For comprehensive solar system design, we recommend using specialized tools like NREL’s PVWatts in conjunction with our calculator for component-level power verification.

What safety precautions should I take when measuring voltage and current?

Electrical measurements can be hazardous if proper precautions aren’t followed.

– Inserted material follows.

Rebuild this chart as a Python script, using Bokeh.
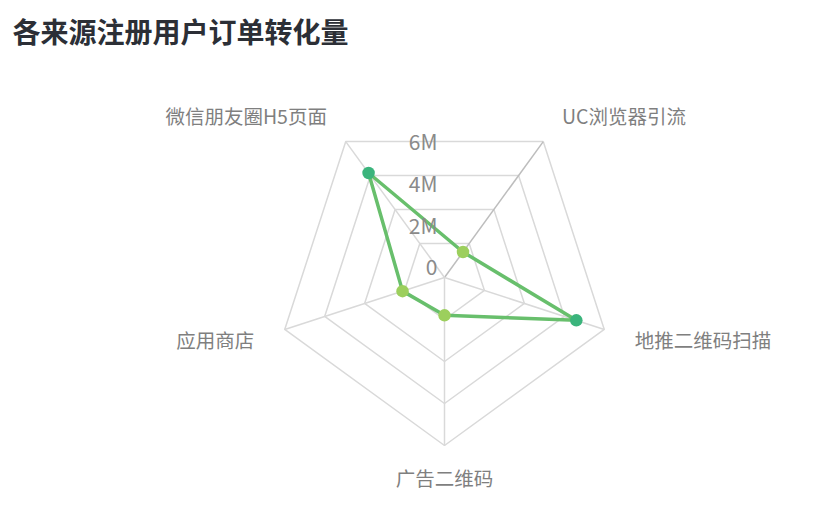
import numpy as np
from bokeh.plotting import figure
from bokeh.models import ColumnDataSource, Range1d, Label, LabelSet
from bokeh.core.properties import value
from bokeh.transform import linear_cmap
from bokeh.embed import file_html
from bokeh.resources import INLINE

# Data (millions), axes listed clockwise starting from the upper-right spoke
categories = ["UC浏览器引流", "地推二维码扫描", "广告二维码", "应用商店", "微信朋友圈H5页面"]
values = [1.5, 6.6, 1.8, 2.1, 6.15]
ring_levels = [2, 4, 6, 8]
tick_values = [0, 2, 4, 6]
tick_labels = ["0", "2M", "4M", "6M"]

FONT = "Noto Sans CJK SC"
PX = 21.0  # pixels per 1M
W, H = 810, 498
cx, cy = 444, H - 277  # centre of radar in canvas px (from left / from bottom)

angles = np.deg2rad(54 - 72 * np.arange(len(categories)))
ca, sa = np.cos(angles), np.sin(angles)

p = figure(
    width=W,
    height=H,
    x_range=Range1d(-cx / PX, (W - cx) / PX),
    y_range=Range1d(-cy / PX, (H - cy) / PX),
    output_backend="svg",
    toolbar_location=None,
    tools="",
    min_border=0,
)
p.axis.visible = False
p.grid.visible = False
p.outline_line_color = None
p.background_fill_color = "white"
p.border_fill_color = "white"

# Grid rings
ring_xs = [list(np.append(r * ca, r * ca[0])) for r in ring_levels]
ring_ys = [list(np.append(r * sa, r * sa[0])) for r in ring_levels]
p.multi_line(ring_xs, ring_ys, line_color="#d9d9d9", line_width=1.5)

# Spokes
rmax = ring_levels[-1]
spoke_x = [[0, rmax * c] for c in ca]
spoke_y = [[0, rmax * s] for s in sa]
spoke_col = ["#bdbdbd"] + ["#d9d9d9"] * (len(categories) - 1)
p.multi_line(spoke_x, spoke_y, line_color=spoke_col, line_width=1.5)

# Tick labels on the vertical
tick_src = ColumnDataSource(dict(
    x=[-7 / PX] * len(tick_values),
    y=[v + 11 / PX for v in tick_values],
    t=tick_labels,
))
p.add_layout(LabelSet(x="x", y="y", text="t", source=tick_src,
                      text_align="right", text_baseline="middle",
                      text_font=value(FONT), text_font_size="21px", text_color="#8a8a8a"))

# Series
vx = np.array(values) * ca
vy = np.array(values) * sa
p.line(list(np.append(vx, vx[0])), list(np.append(vy, vy[0])),
       line_color="#68bf6c", line_width=3.5)
src = ColumnDataSource(dict(x=vx, y=vy, v=values))
p.scatter("x", "y", source=src, size=12.5, line_color=None,
          fill_color=linear_cmap("v", ["#9ccf5d", "#3bb47c"], 0, 8))

# Category labels
lr = 200 / PX
align = ["left" if c > 0.2 else ("right" if c < -0.2 else "center") for c in ca]
for x, y, t, a in zip(lr * ca, lr * sa, categories, align):
    p.add_layout(Label(x=x, y=y, text=t, text_align=a, text_baseline="middle",
                       text_font=FONT, text_font_size="19.5px", text_color="#7f7f7f"))

# Title
p.add_layout(Label(x=(12 - cx) / PX, y=(H - 30 - cy) / PX, text="各来源注册用户订单转化量",
                   text_align="left", text_baseline="middle", text_font=FONT,
                   text_font_size="28px", text_font_style="bold", text_color="#2c2f36"))

open("out.html", "w").write(file_html(p, INLINE))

Always adhere to these safety protocols:

Personal Safety:

• Use properly rated CAT III or CAT IV meters for mains voltage measurements
• Wear insulated gloves and safety glasses when working with live circuits
• Never work alone on high-voltage systems (>50V)
• Keep one hand in your pocket when possible to prevent current paths across your heart
• Remove all metal jewelry that could conduct electricity

Equipment Safety:

• Verify your multimeter’s voltage rating exceeds the circuit voltage
• Use fused test leads appropriate for the current range being measured
• Check for damaged insulation or probes before use
• Never measure resistance in a live circuit
• Use clamp meters for current measurements when possible to avoid breaking the circuit

Measurement Procedures:

1. Always test your meter on a known voltage source before critical measurements
2. When measuring current, connect in series; for voltage, connect in parallel
3. Start with the highest range and work down to avoid overloading the meter
4. Be aware of transient voltages that can exceed steady-state values
5. For three-phase systems, measure all phases – don’t assume balance

Special Considerations:

• Arc Flash Hazard: Systems over 50V and 10A can produce dangerous arcs – maintain proper working distances
• Capacitive Discharge: Even “off” circuits can store dangerous voltages in capacitors
• Inductive Kickback: Relays and motors can generate high voltage spikes when de-energized
• Ground Faults: Use GFCI protection when working near water or grounded surfaces

For professional electrical work, always follow OSHA 1910.331-.335 electrical safety regulations and NFPA 70E standards for electrical safety in the workplace.